Karena itu, hemat saya, sebelum pergeseran makna “Nana dan Wae”, “Opu dan Atta” mengalami distorsi lebih jauh dan kehilangan kedalaman “rasa” (rasa respek, rasa hormat, rasa khidmat, rasa untuk siap “mengabdi”) maka kita perlu menggali kembali kearifan local (local wisdom) sebagaimana ajaran-ajaran dan nilai-nilai luhur yang ditinggalkan orangtua-orangtua kita, tanpa kita harus kehilangan daya kritis-obyektif.
Epilog: Sebuah Saran
Tulisan ini tidak berpretensi untuk menunjukkan bahwa deskripsi singkat ini merupakan sebuah aksioma kebenaran yang patut dipedomani. Tetapi, setidaknya hal ini menjadi pengantar bagi generasi muda, sebagai “anak Lewotanah” Lamakera, yang sudah mengalami “pencerahan” intektual (di mana saja berdomisili saat ini) sebagai penambah wawasan dan membuka ruang diskusi secara kritis-rasional.
Pengetahuan saya tentang adat/budaya dan sistem sosial dan histori Lamakera, sangat terbatas (baca: sangat sedikit). Sebab, lebih dari tigaperempat usia yang saya telah jalani, saya habiskan di luar Lamakera.

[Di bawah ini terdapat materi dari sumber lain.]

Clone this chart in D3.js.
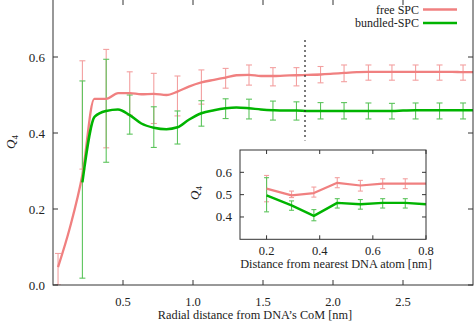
<!DOCTYPE html>
<html>
<head>
<meta charset="utf-8" />
<script src="https://cdn.jsdelivr.net/npm/d3@7"></script>
<style>
  body { margin: 0; background: #fff; }
  text { font-family: "Liberation Serif", "DejaVu Serif", serif; fill: #222; }
</style>
</head>
<body>
<div id="chart"></div>
<script>
    // ---- main plot data (radial distance from DNA's CoM) ----
    let freeX   = [0.036, 0.12, 0.21, 0.295, 0.38, 0.465, 0.55, 0.63, 0.72, 0.81, 0.889, 0.97, 1.06, 1.15, 1.233, 1.31, 1.4, 1.485, 1.571, 1.65, 1.739, 1.82, 1.911, 2.0, 2.079, 2.17, 2.253, 2.34, 2.421, 2.5, 2.59, 2.68, 2.761, 2.85, 2.929, 3.0];
    let freeY   = [0.047, 0.15, 0.29, 0.49, 0.49, 0.505, 0.505, 0.502, 0.503, 0.500, 0.509, 0.522, 0.533, 0.540, 0.546, 0.552, 0.553, 0.550, 0.550, 0.551, 0.552, 0.553, 0.554, 0.556, 0.558, 0.560, 0.561, 0.561, 0.561, 0.561, 0.561, 0.561, 0.561, 0.561, 0.560, 0.560];
    let bundX   = [0.21, 0.298, 0.38, 0.464, 0.548, 0.631, 0.72, 0.81, 0.889, 0.97, 1.06, 1.15, 1.233, 1.31, 1.4, 1.485, 1.571, 1.65, 1.739, 1.82, 1.911, 2.0, 2.079, 2.17, 2.253, 2.34, 2.421, 2.5, 2.59, 2.68, 2.761, 2.85, 2.929, 3.0];
    let bundY   = [0.27, 0.443, 0.458, 0.462, 0.447, 0.425, 0.414, 0.410, 0.415, 0.435, 0.452, 0.460, 0.465, 0.467, 0.465, 0.462, 0.460, 0.459, 0.459, 0.458, 0.458, 0.458, 0.458, 0.458, 0.458, 0.458, 0.458, 0.459, 0.460, 0.460, 0.460, 0.460, 0.460, 0.460];

    // error bars: x, low, high
    let freeErrX  = [0.036, 0.21, 0.38, 0.548, 0.72, 0.889, 1.06, 1.233, 1.4, 1.571, 1.739, 1.911, 2.079, 2.253, 2.421, 2.59, 2.761, 2.929];
    let freeErrLo = [0.0, 0.305, 0.361, 0.447, 0.425, 0.445, 0.476, 0.518, 0.526, 0.524, 0.524, 0.532, 0.535, 0.539, 0.539, 0.539, 0.539, 0.539];
    let freeErrHi = [0.083, 0.59, 0.62, 0.561, 0.557, 0.55, 0.566, 0.57, 0.579, 0.572, 0.572, 0.575, 0.579, 0.579, 0.579, 0.579, 0.579, 0.579];
    let bundErrX  = [0.21, 0.38, 0.548, 0.72, 0.889, 1.06, 1.233, 1.4, 1.571, 1.739, 1.911, 2.079, 2.253, 2.421, 2.59, 2.761, 2.929];
    let bundErrLo = [0.018, 0.323, 0.397, 0.362, 0.371, 0.418, 0.438, 0.437, 0.434, 0.434, 0.437, 0.437, 0.437, 0.437, 0.437, 0.437, 0.437];
    let bundErrHi = [0.537, 0.594, 0.5, 0.469, 0.458, 0.485, 0.49, 0.489, 0.484, 0.482, 0.48, 0.48, 0.479, 0.478, 0.479, 0.479, 0.479];

    // ---- inset data (distance from nearest DNA atom) ----
    let insX      = [0.2, 0.294, 0.378, 0.466, 0.553, 0.637, 0.722, 0.8];
    let insFreeY  = [0.527, 0.497, 0.507, 0.553, 0.541, 0.549, 0.549, 0.549];
    let insBundY  = [0.497, 0.452, 0.405, 0.463, 0.457, 0.463, 0.463, 0.457];
    let insErrX      = [0.2, 0.294, 0.378, 0.466, 0.553, 0.637, 0.722];
    let insFreeErrLo = [0.468, 0.487, 0.489, 0.531, 0.516, 0.527, 0.527];
    let insFreeErrHi = [0.586, 0.516, 0.534, 0.576, 0.564, 0.571, 0.571];
    let insBundErrLo = [0.423, 0.43, 0.383, 0.44, 0.435, 0.44, 0.44];
    let insBundErrHi = [0.576, 0.472, 0.433, 0.482, 0.478, 0.482, 0.482];

    let xTicks = [0.5, 1.0, 1.5, 2.0, 2.5];
    let yTicks = [0.0, 0.2, 0.4, 0.6];
    let insXTicks = [0.2, 0.4, 0.6, 0.8];
    let insYTicks = [0.4, 0.5, 0.6];
    let series = ['free SPC', 'bundled-SPC'];
    let cutoff = { x: 1.8, lo: 0.38, hi: 0.645 };

    let redLine = '#f08080', redErr = '#f3a0a0';
    let greenLine = '#00b400', greenErr = '#5cc45c';
    let axisCol = '#333';

    let W = 474, H = 322;
    let svg = d3.select('#chart').append('svg')
        .attr('width', W).attr('height', H);

    let x = d3.scaleLinear().domain([0, 3]).range([53, 473]);
    let y = d3.scaleLinear().domain([0, 0.75]).range([285, 0]);

    svg.append('clipPath').attr('id', 'clipMain')
        .append('rect').attr('x', x(0)).attr('y', -5)
        .attr('width', x(3) - x(0)).attr('height', y(0) + 5);

    let g = svg.append('g');
    let plot = g.append('g').attr('clip-path', 'url(#clipMain)');

    function errorBars(layer, xs, lo, hi, sx, sy, color, cap) {
        xs.forEach((v, i) => {
            let px = sx(v);
            layer.append('line').attr('x1', px).attr('x2', px)
                .attr('y1', sy(lo[i])).attr('y2', sy(hi[i]))
                .attr('stroke', color).attr('stroke-width', 1.1);
            [lo[i], hi[i]].forEach(e => {
                layer.append('line').attr('x1', px - cap).attr('x2', px + cap)
                    .attr('y1', sy(e)).attr('y2', sy(e))
                    .attr('stroke', color).attr('stroke-width', 1.1);
            });
        });
    }

    function curve(layer, xs, ys, sx, sy, color, w) {
        let line = d3.line().x((d, i) => sx(xs[i])).y(d => sy(d)).curve(d3.curveMonotoneX);
        layer.append('path').datum(ys).attr('d', line)
            .attr('fill', 'none').attr('stroke', color)
            .attr('stroke-width', w).attr('stroke-linejoin', 'round');
    }

    errorBars(plot, freeErrX, freeErrLo, freeErrHi, x, y, redErr, 3);
    errorBars(plot, bundErrX, bundErrLo, bundErrHi, x, y, greenErr, 3);
    curve(plot, freeX, freeY, x, y, redLine, 2.3);
    curve(plot, bundX, bundY, x, y, greenLine, 2.5);

    // dotted cutoff line
    g.append('line').attr('x1', x(cutoff.x)).attr('x2', x(cutoff.x))
        .attr('y1', y(cutoff.hi)).attr('y2', y(cutoff.lo))
        .attr('stroke', '#222').attr('stroke-width', 1.2)
        .attr('stroke-dasharray', '2,3');

    // frame + inward ticks (main)
    g.append('rect').attr('x', x(0)).attr('y', y(0.75) - 2)
        .attr('width', x(3) - x(0)).attr('height', y(0) - y(0.75) + 2)
        .attr('fill', 'none').attr('stroke', axisCol).attr('stroke-width', 1);
    xTicks.forEach(t => {
        g.append('line').attr('x1', x(t)).attr('x2', x(t)).attr('y1', y(0)).attr('y2', y(0) - 5).attr('stroke', axisCol);
        g.append('line').attr('x1', x(t)).attr('x2', x(t)).attr('y1', y(0.75)).attr('y2', y(0.75) + 5).attr('stroke', axisCol);
        g.append('text').attr('x', x(t)).attr('y', 305.5).attr('text-anchor', 'middle')
            .attr('font-size', 12.5).text(d3.format('.1f')(t));
    });
    yTicks.forEach(t => {
        g.append('line').attr('x1', x(0)).attr('x2', x(0) + 5).attr('y1', y(t)).attr('y2', y(t)).attr('stroke', axisCol);
        g.append('line').attr('x1', x(3)).attr('x2', x(3) - 5).attr('y1', y(t)).attr('y2', y(t)).attr('stroke', axisCol);
        g.append('text').attr('x', 45).attr('y', y(t) + 4.5).attr('text-anchor', 'end')
            .attr('font-size', 13).text(d3.format('.1f')(t));
    });

    g.append('text').attr('x', 255).attr('y', 319.3).attr('text-anchor', 'middle')
        .attr('font-size', 12.3).text('Radial distance from DNA\u2019s CoM [nm]');
    let yl = g.append('text').attr('transform', 'translate(15,142) rotate(-90)')
        .attr('text-anchor', 'middle').attr('font-size', 13);
    yl.append('tspan').attr('font-style', 'italic').text('Q');
    yl.append('tspan').attr('font-size', 9).attr('dy', 3).text('4');

    // legend
    let legend = g.append('g');
    series.forEach((s, i) => {
        let ly = 9.5 + i * 13.5;
        legend.append('text').attr('x', 419).attr('y', ly + 4.2).attr('text-anchor', 'end')
            .attr('font-size', 12).text(s);
        legend.append('line').attr('x1', 423).attr('x2', 457).attr('y1', ly).attr('y2', ly)
            .attr('stroke', i === 0 ? redLine : greenLine).attr('stroke-width', 2.5);
    });

    // ---- inset ----
    let xi = d3.scaleLinear().domain([0.1, 0.8]).range([240, 426]);
    let yi = d3.scaleLinear().domain([0.3, 0.7]).range([239.3, 150]);
    let gi = svg.append('g');
    gi.append('rect').attr('x', xi(0.1)).attr('y', yi(0.7))
        .attr('width', xi(0.8) - xi(0.1)).attr('height', yi(0.3) - yi(0.7))
        .attr('fill', '#fff').attr('stroke', 'none');
    errorBars(gi, insErrX, insFreeErrLo, insFreeErrHi, xi, yi, redErr, 2.5);
    errorBars(gi, insErrX, insBundErrLo, insBundErrHi, xi, yi, greenErr, 2.5);
    let linI = (layer, ys, color, w) => {
        let line = d3.line().x((d, i) => xi(insX[i])).y(d => yi(d));
        layer.append('path').datum(ys).attr('d', line).attr('fill', 'none')
            .attr('stroke', color).attr('stroke-width', w).attr('stroke-linejoin', 'round');
    };
    linI(gi, insFreeY, redLine, 2.2);
    linI(gi, insBundY, greenLine, 2.4);
    gi.append('rect').attr('x', xi(0.1)).attr('y', yi(0.7))
        .attr('width', xi(0.8) - xi(0.1)).attr('height', yi(0.3) - yi(0.7))
        .attr('fill', 'none').attr('stroke', axisCol).attr('stroke-width', 1);
    insXTicks.forEach(t => {
        gi.append('line').attr('x1', xi(t)).attr('x2', xi(t)).attr('y1', yi(0.3)).attr('y2', yi(0.3) - 4).attr('stroke', axisCol);
        gi.append('line').attr('x1', xi(t)).attr('x2', xi(t)).attr('y1', yi(0.7)).attr('y2', yi(0.7) + 4).attr('stroke', axisCol);
        gi.append('text').attr('x', xi(t)).attr('y', 254.5).attr('text-anchor', 'middle')
            .attr('font-size', 12.5).text(d3.format('.1f')(t));
    });
    insYTicks.forEach(t => {
        gi.append('line').attr('x1', xi(0.1)).attr('x2', xi(0.1) + 4).attr('y1', yi(t)).attr('y2', yi(t)).attr('stroke', axisCol);
        gi.append('line').attr('x1', xi(0.8)).attr('x2', xi(0.8) - 4).attr('y1', yi(t)).attr('y2', yi(t)).attr('stroke', axisCol);
        gi.append('text').attr('x', 232).attr('y', yi(t) + 4.5).attr('text-anchor', 'end')
            .attr('font-size', 13).text(d3.format('.1f')(t));
    });
    gi.append('text').attr('x', 336).attr('y', 268.3).attr('text-anchor', 'middle')
        .attr('font-size', 12.3).text('Distance from nearest DNA atom [nm]');
    let yli = gi.append('text').attr('transform', 'translate(199,193) rotate(-90)')
        .attr('text-anchor', 'middle').attr('font-size', 13);
    yli.append('tspan').attr('font-style', 'italic').text('Q');
    yli.append('tspan').attr('font-size', 9).attr('dy', 3).text('4');
</script>
</body>
</html>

Sejak usia 12 tahun, saya sudah meninggalkan Lamakera. Saya hanya menikmati sejuknya dan panas teriknya alam Lamakera hanya dari usia nol tahun s.d. 12 tahun. Jadi, saya hanya merasakan nuansa dan berinteraksi langsung dengan adat/budaya dan sistem sosial Lamakera, bila dihitung sejak usia akil balig 10 tahun, maka praktis hanya dua tahun saya berinteraksi dan mengenal adat/budaya dan sistem sosial yang berlaku di Lamakera. Meski relatif sangat singkat, tapi saya sangat merasakan denyut nadi nilai-nilai luhur ajaran nenek moyang dan orangtua-orangtua kita yang dirumuskan dalam sistem sosial dan adat/budaya Lamakera, dan sekitarnya. Kita harus bangga, bahwa secara intelektual, nenek moyang dan orangtua-orangtua kita, mempunyai pemikiran yang visioner, sehingga mampu membaca perubahan dan perkembangan jaman, sehingga mampu melahirkan konsep ‘appu tanali’, yang bila ditinjau dari berbagai perspektif tetap relevan dan tetap up to date, sampai hari ini.
Setiap generasi sebagai “anak Lewotanah” mempunyai hak sekaligus kewajiban untuk membangun dan memajukan Lamakera, termasuk memberikan kontribusi dengan melakukan kritisi secara kritis-obyektif-rasional terhadap sistem sosial dan konstruksi adat/budaya Lamakera yang sampai hari ini masih dipraktekkan. Meskipun demikian, perlu saya ingatkan, bahwa kritik itu sah dan dibolehkan, tapi harus dengan cara-cara yang elegan dan santun. Tidak karena arogansi intelektual, sehingga kita dengan mudah dan kehilangan kearifan melakukan ekspansi intelektual dalam ranah kehidupan komunitas tradisional secara ofensif, tanpa mempertimbangkan kesantunan publik. Apalagi kritik itu dibumbui dengan istilah-istilah asing, yang kadang cara penulisannya saja salah. Kesalahan penulisan istilah asing, apalagi Bahasa Inggris, bisa menimbulkan makna yang sangat berbeda. Apalagi penggunaan istilah asing, hanya untuk sekedar menunjukkan bahwa kita memang “intelek”. Intelek tidaknya seseorang bukan diukur dari penggunaan istilah dan perbendaharaan/kosa kata asing, tapi lebih pada kearifan dan kesantunan perilaku dan sikap, rasa respek, dan apresiatif. Bukan berdebat kusir ala “preman”, dengan menilai orang lain yang mengemukakan pendapat dengan mengatakan hanya menggunakan “otot” bukan otak. Semoga tulisan ini bermanfaat.